What’s really remarkable about “Robocop” is how it balances a fine interest in Murphy’s suffering and humanity with the ferocious action format. The version in the DVD box set is unrated rather than the theatrical R-rated version, which means that the bloodshed is massive. Murphy’s human death is one of the most gruesome gun deaths imaginable – as is pointed out in the supplemental material, Verhoeven wanted a crucifixion before the resurrection and indeed, we are solidly on Murphy’s/Robocop’s side thereafter. Weller is astute and skillful with split-second line delivery that finds deadpan humor and whimsy and poignancy in the subdued human reactions inside all that armor. The slimy executives are funny, hateful and oddly realistic, with Cox and Ferrer putting gusto into their roles, and Allen is an excellent sidekick who (rare for a woman in an onscreen cop partnership) is allowed to play concern without having to sexualize her role.
The movie’s jabs at the media (something Verhoeven, Neimeier and producer Jon Davison like to tackle whenever they work together – witness the “Starship Troopers” films) now seem more prescient than parodying, and indeed, a lot of the social situations conjured up in “Robocop’s” premise are now so close to reality that the social commentary stands out even more strongly, yet it’s woven so offhandedly into the fabric of the storyline that it doesn’t seem didactic.
The stop-motion special effects hold up admirably – probably helped by the fact that ED-209 is meant to move mechanically rather than fluidly.
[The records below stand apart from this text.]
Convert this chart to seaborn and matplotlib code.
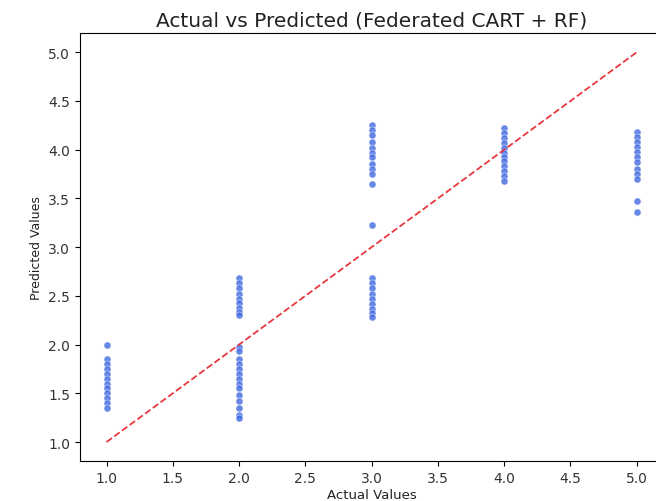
import numpy as np
import pandas as pd
import matplotlib
matplotlib.use("Agg")
import matplotlib.pyplot as plt
import seaborn as sns

# predicted values, grouped by actual class
pred_1 = [2.00, 1.85, 1.80, 1.75, 1.70, 1.65, 1.60, 1.55, 1.50, 1.45, 1.40, 1.35]
pred_2 = [2.68, 2.63, 2.58, 2.52, 2.47, 2.43, 2.38, 2.33, 2.30,
          1.98, 1.93, 1.85, 1.80, 1.75, 1.70, 1.65, 1.60, 1.55, 1.48, 1.42, 1.35, 1.28, 1.25]
pred_3 = [4.25, 4.20, 4.15, 4.08, 4.02, 3.97, 3.92, 3.85, 3.80, 3.75, 3.65,
          3.23,
          2.68, 2.63, 2.58, 2.52, 2.47, 2.42, 2.37, 2.32, 2.28]
pred_4 = [4.22, 4.17, 4.12, 4.07, 4.02, 3.97, 3.93, 3.88, 3.83, 3.78, 3.73, 3.68]
pred_5 = [4.18, 4.13, 4.08, 4.03, 3.98, 3.92, 3.87, 3.80, 3.75, 3.70, 3.47, 3.36]

groups = {1.0: pred_1, 2.0: pred_2, 3.0: pred_3, 4.0: pred_4, 5.0: pred_5}
actual = []
predicted = []
for k, vals in groups.items():
    actual += [k] * len(vals)
    predicted += vals

df = pd.DataFrame({"actual": actual, "predicted": predicted})

fig = plt.figure(figsize=(6.56, 5.02), dpi=100)
ax = fig.add_axes([0.122, 0.0787, 0.889, 0.854])

sns.scatterplot(x="actual", y="predicted", data=df, color="royalblue",
                alpha=0.8, s=26, edgecolor="white", linewidth=0.4, ax=ax)

lo, hi = df["actual"].min(), df["actual"].max()
ax.plot([lo, hi], [lo, hi], "--", color="#e8383d", lw=1.3)

ax.set_ylim(0.8, 5.2)
ax.set_title("Actual vs Predicted (Federated CART + RF)", fontsize=14.5, color="#222222", pad=5)
ax.set_xlabel("Actual Values", fontsize=9.5, labelpad=2, color="#222222")
ax.set_ylabel("Predicted Values", fontsize=9, labelpad=4, color="#222222")
ax.tick_params(labelsize=10, labelcolor="#333333")

fig.savefig("out.png", dpi=100)
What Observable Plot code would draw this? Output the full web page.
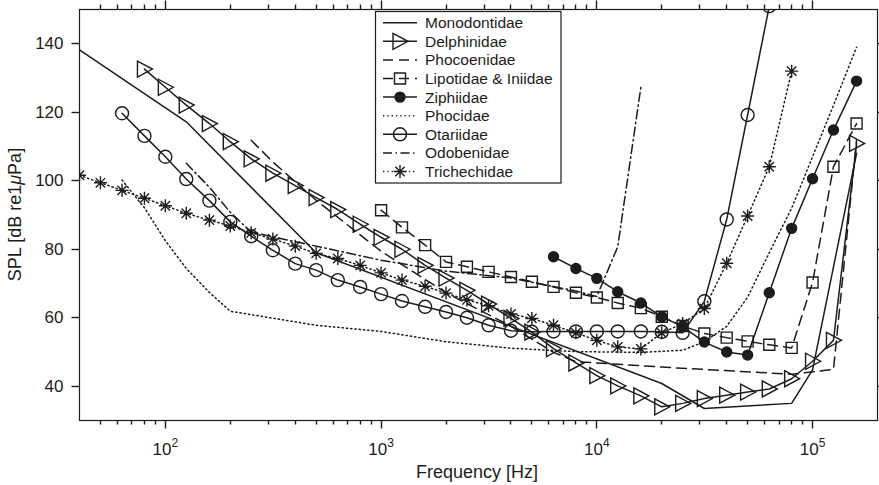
<!DOCTYPE html>
<html><head><meta charset="utf-8">
<script src="https://cdn.jsdelivr.net/npm/d3@7"></script>
<script src="https://cdn.jsdelivr.net/npm/@observablehq/plot@0.6"></script>
<style>html,body{margin:0;padding:0;background:#fff;}</style>
</head><body><div id="chart"></div>
<script>
// ---------- data ----------
const seriesNames = ["Monodontidae","Delphinidae","Phocoenidae","Lipotidae & Iniidae","Ziphiidae","Phocidae","Otariidae","Odobenidae","Trichechidae"];

const freqMonodontidae = [40, 125, 500, 20000, 31500, 80000, 100000, 160000];
const splMonodontidae  = [138.2, 117.2, 79.0, 40.8, 33.5, 35.0, 44.8, 108.0];

const freqDelphinidae = [80,100,125,160,200,250,315,400,500,630,800,1000,1250,1600,2000,2500,3150,4000,5000,6300,8000,10000,12500,16000,20000,25000,31500,40000,50000,63000,80000,100000,125000,160000];
const splDelphinidae  = [132.6,127.3,122.1,116.7,111.4,106.4,102.2,98.6,95.1,91.6,87.3,83.5,80.0,75.3,71.6,68.0,64.0,59.8,55.8,51.0,46.8,43.1,40.1,37.2,34.0,35.0,36.4,37.4,38.3,39.2,42.2,47.3,53.4,110.9];

const freqPhocoenidae = [250,315,500,1000,2000,4000,6300,8000,20000,80000,125000,160000];
const splPhocoenidae  = [111.8,105.5,94.3,79.4,67.3,57.5,49.9,47.2,45.6,43.5,44.9,112.0];

const freqLipotidae = [1000,1250,1600,2000,2500,3150,4000,5000,6300,8000,10000,12500,16000,20000,25000,31500,40000,50000,63000,80000,100000,125000,160000];
const splLipotidae  = [91.4,86.4,81.2,76.3,74.9,73.4,71.9,70.5,69.0,67.3,65.9,64.3,62.8,60.3,57.6,55.4,54.2,53.1,52.1,51.2,70.3,104.1,116.7];

const freqZiphiidae = [6300,8000,10000,12500,16000,20000,25000,31500,40000,50000,63000,80000,100000,125000,160000];
const splZiphiidae  = [77.8,74.4,71.5,67.6,64.3,60.3,57.4,52.9,50.0,49.1,67.3,86.1,100.6,114.8,129.1];

const freqPhocidae = [63,80,100,125,160,200,500,1000,2000,4000,8000,16000,25000,31500,40000,50000,63000,80000,100000,125000,160000];
const splPhocidae  = [100.2,92.1,82.5,74.4,67.4,61.9,57.8,56.0,53.0,51.1,50.1,49.9,50.5,53.0,57.5,66.0,79.0,92.0,107.0,122.0,139.0];

const freqOtariidae = [63,80,100,125,160,200,250,315,400,500,630,800,1000,1250,1600,2000,2500,3150,4000,5000,6300,8000,10000,12500,16000,20000,25000,31500,40000,50000,63000];
const splOtariidae  = [119.7,113.1,107.0,100.5,94.2,88.0,83.8,79.7,75.8,73.9,71.0,69.0,66.9,64.9,63.2,61.7,60.0,57.8,56.2,55.9,56.0,56.0,56.0,56.0,56.0,55.9,55.6,64.8,88.7,119.2,151.0];

const freqOdobenidae = [125,160,200,250,1000,2000,4000,8000,10000,12500,16000];
const splOdobenidae  = [105.1,98.1,90.8,85.0,76.8,73.6,71.6,67.8,66.2,80.7,127.3];

const freqTrichechidae = [40,50,63,80,100,125,160,200,250,315,400,500,630,800,1000,1250,1600,2000,2500,3150,4000,5000,6300,8000,10000,12500,16000,20000,25000,31500,40000,50000,63000,80000];
const splTrichechidae  = [101.6,99.4,97.2,94.9,92.7,90.5,88.5,86.8,84.8,83.0,80.9,78.8,77.3,75.3,73.1,71.0,69.2,67.2,65.2,63.5,61.1,59.8,57.8,55.6,53.4,51.5,50.9,55.6,58.3,62.7,75.9,89.7,104.1,132.0];

const xMajorTicks = [100, 1000, 10000, 100000];
const xMinorTicks = [50,60,70,80,90,200,300,400,500,600,700,800,900,2000,3000,4000,5000,6000,7000,8000,9000,20000,30000,40000,50000,60000,70000,80000,90000];
const yTicks = [40, 60, 80, 100, 120, 140];

// ---------- styling ----------
const ink = "#1c1c1c";
const FONT = "Liberation Sans, Arial, Helvetica, sans-serif";

const triRight = {draw(ctx, size) { const r = Math.sqrt(size / Math.PI), k = r / 7;
  ctx.moveTo(-7*k, -8*k); ctx.lineTo(8*k, 0); ctx.lineTo(-7*k, 8*k); ctx.closePath(); }};
const squareSym = {draw(ctx, size) { const r = Math.sqrt(size / Math.PI);
  ctx.moveTo(-r, -r); ctx.lineTo(r, -r); ctx.lineTo(r, r); ctx.lineTo(-r, r); ctx.closePath(); }};
const starSym = {draw(ctx, size) { const r = Math.sqrt(size / Math.PI), d = r * 0.72;
  ctx.moveTo(-r, 0); ctx.lineTo(r, 0); ctx.moveTo(0, -r); ctx.lineTo(0, r);
  ctx.moveTo(-d, -d); ctx.lineTo(d, d); ctx.moveTo(-d, d); ctx.lineTo(d, -d); }};
const circleSym = d3.symbolCircle;

const DASH = "10,6", DOT = "1.3,3", DASHDOT = "9,3.5,1.5,3.5";

const series = [
  {name: seriesNames[0], f: freqMonodontidae, v: splMonodontidae, dash: null, sym: null},
  {name: seriesNames[1], f: freqDelphinidae, v: splDelphinidae, dash: null, sym: triRight, r: 7, fill: "none"},
  {name: seriesNames[2], f: freqPhocoenidae, v: splPhocoenidae, dash: DASH, sym: null},
  {name: seriesNames[3], f: freqLipotidae, v: splLipotidae, dash: DASH, sym: squareSym, r: 5.5, fill: "none"},
  {name: seriesNames[4], f: freqZiphiidae, v: splZiphiidae, dash: null, sym: circleSym, r: 5, fill: ink},
  {name: seriesNames[5], f: freqPhocidae, v: splPhocidae, dash: DOT, sym: null},
  {name: seriesNames[6], f: freqOtariidae, v: splOtariidae, dash: null, sym: circleSym, r: 6.5, fill: "none"},
  {name: seriesNames[7], f: freqOdobenidae, v: splOdobenidae, dash: DASHDOT, sym: null},
  {name: seriesNames[8], f: freqTrichechidae, v: splTrichechidae, dash: DOT, sym: starSym, r: 6.5, fill: "none"}
];

const marks = [];
for (const s of series) {
  const rows = s.f.map((f, i) => ({f, v: s.v[i]}));
  marks.push(Plot.line(rows, {x: "f", y: "v", stroke: ink, strokeWidth: 1.5, strokeDasharray: s.dash || undefined, clip: true}));
  if (s.sym) marks.push(Plot.dot(rows, {x: "f", y: "v", symbol: s.sym, r: s.r, stroke: ink, strokeWidth: 1.4, fill: s.fill, clip: true}));
}

const svg = Plot.plot({
  width: 879, height: 485,
  marginLeft: 79, marginRight: 2, marginTop: 9, marginBottom: 65,
  style: {fontFamily: FONT, fontSize: "17px", color: ink, background: "white"},
  x: {type: "log", domain: [40, 200000]},
  y: {domain: [30, 150]},
  marks: [
    ...marks,
    Plot.frame({stroke: ink, strokeWidth: 1.2}),
    Plot.axisX({anchor: "bottom", ticks: xMajorTicks, tickSize: 0, tickPadding: 22, tickFormat: d => String(Math.round(Math.log10(d))), label: null}),
    Plot.axisY({anchor: "left", ticks: yTicks, tickSize: 0, tickPadding: 16, label: null})
  ]
});

const root = d3.select(svg);
const sx = svg.scale("x"), sy = svg.scale("y");
const X0 = 79, X1 = 877, Y0 = 9, Y1 = 420;

// tick marks drawn from Plot's scales (outward, on all four sides)
const tk = root.append("g").attr("stroke", ink).attr("stroke-width", 1.4).attr("fill", "none");
for (const [ticks, len] of [[xMajorTicks, 8.5], [xMinorTicks, 4.5]]) {
  for (const t of ticks) {
    const x = Math.round(sx.apply(t)) + 0.5;
    tk.append("line").attr("x1", x).attr("x2", x).attr("y1", Y1).attr("y2", Y1 + len);
    tk.append("line").attr("x1", x).attr("x2", x).attr("y1", Y0).attr("y2", Y0 - len);
  }
}
for (const t of yTicks) {
  const y = Math.round(sy.apply(t)) + 0.5;
  tk.append("line").attr("x1", X0).attr("x2", X0 - 7.5).attr("y1", y).attr("y2", y);
  tk.append("line").attr("x1", X1).attr("x2", X1 + 7.5).attr("y1", y).attr("y2", y);
}

// x tick labels as 10^n with superscript
root.selectAll('g[aria-label="x-axis tick label"] text').each(function() {
  const t = d3.select(this); const e = t.text();
  if (!e) return;
  t.text("10");
  t.append("tspan").attr("dy", -8).attr("font-size", 12).text(e);
});

// axis titles
root.append("text").attr("x", 477).attr("y", 478).attr("text-anchor", "middle")
  .attr("font-size", 18).attr("fill", ink).attr("font-family", FONT).text("Frequency [Hz]");
const yl = root.append("text").attr("transform", "translate(20.5,214.5) rotate(-90)")
  .attr("text-anchor", "middle").attr("font-size", 18).attr("fill", ink).attr("font-family", FONT);
yl.append("tspan").text("SPL [dB re1");
yl.append("tspan").attr("font-style", "italic").text("μ");
yl.append("tspan").text("Pa]");

// legend
const lg = root.append("g").attr("font-family", FONT).attr("text-anchor", "start");
lg.append("rect").attr("x", 375.5).attr("y", 11.5).attr("width", 185.5).attr("height", 171.5)
  .attr("fill", "white").attr("stroke", ink).attr("stroke-width", 1.2);
series.forEach((s, i) => {
  const yy = 22.7 + i * 18.6;
  lg.append("line").attr("x1", 383).attr("x2", 417).attr("y1", yy).attr("y2", yy)
    .attr("stroke", ink).attr("stroke-width", 1.5).attr("stroke-dasharray", s.dash);
  if (s.sym) lg.append("path").attr("transform", `translate(400,${yy})`)
    .attr("d", d3.symbol().type(s.sym).size(s.r * s.r * Math.PI)())
    .attr("fill", s.fill).attr("stroke", ink).attr("stroke-width", 1.4);
  lg.append("text").attr("x", 425).attr("y", yy).attr("dy", "0.36em").attr("font-size", 15.5)
    .attr("text-anchor", "start").attr("fill", ink).text(s.name);
});

document.getElementById("chart").appendChild(svg);
</script>
</body></html>
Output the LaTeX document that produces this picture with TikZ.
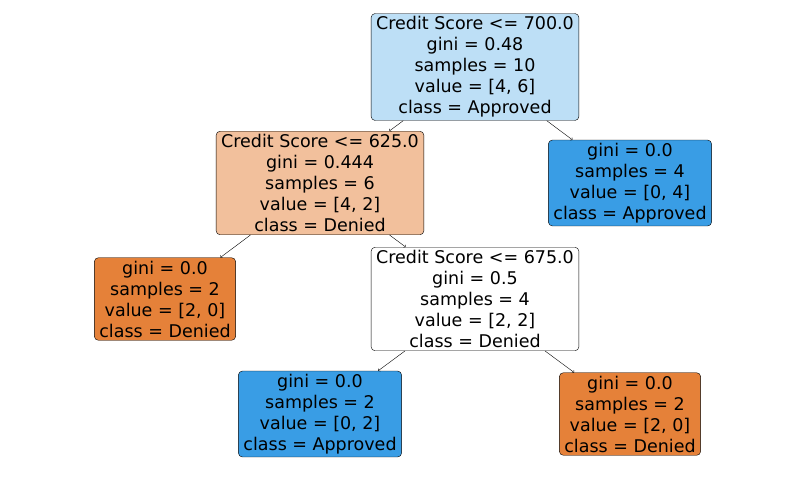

Sound is loud and punchy – you may have to play volume jockey to maintain a livable balance between being able to hear the actors when they’re speaking quietly and not having all of your neighbors complaining about the holes blown in their walls by the plentiful explosions and gunfire. The rears are quiet at first, but they liven up in Chapter 1 with radio chatter as Murphy and Lewis take off in their patrol car. Chapter 4, with Murphy’s bloody execution, has a lot of gunfire that is punchy but almost entirely in the mains. Chapter 5 has excellent contrast between regular police weapons and Robocop’s superguns as both are discharged. Chapter 11 has a really loud, impactful destruction of a metal door, followed soon after by directional bullet whooshes through the rears.
The DVD comes with a thorough and satisfyingly lengthy retrospective documentary, featuring interviews with Verhoeven, Neumeier, Miner and Davison, and two featurettes about the filming made during production. The audio commentary with Verhoeven, Neumeier and Davison is funny and informative – all three filmmakers are bright, enjoy riffing off each other and have no problem recalling how things worked (Neumeier brings up the fact that Verhoeven was so unenthusiastic about the script at first that he initially flung it on the floor, where it was rescued by Verhoeven’s wife). Five deleted scenes add texture.
“Robocop” holds up as a classic of its genre, combining character study, searingly intense action and the kind of blithely snarky social satire that other movies try to emulate but usually can’t pull off.
“Robocop” has been released in a boxed set with its two sequels. 1990’s “Robocop 2” is actually not bad, though it lacks the bite of the first film (likely at least in part because it also lacks Verhoeven, Neumeier & Miner), with Murphy/Robocop struggling more with his human memories and ultimately forced to face off against a robo-criminal (Tom Noonan). 1992’s “Robocop 3” isn’t exactly a bad movie, but by now, it feels like something being made because someone sees a successful format, rather than something they want to say – the rating is PG-13 and Robert John Burke is different enough from Weller to be a bit jarring as Robocop. It’s not that Burke is doing anything wrong per se, but he doesn’t provide the sense of automation warring with puzzlement that Weller continually brings to the character. Each of the two sequels has its own disc; neither have any extras beyond language and subtitle choices.
The original “Robocop,” with its iconic status and the wealth of bonus features, is well worth having. The sequels are less engaging, but if you’re a real fan of its universe, you might as well pick up the trilogy package.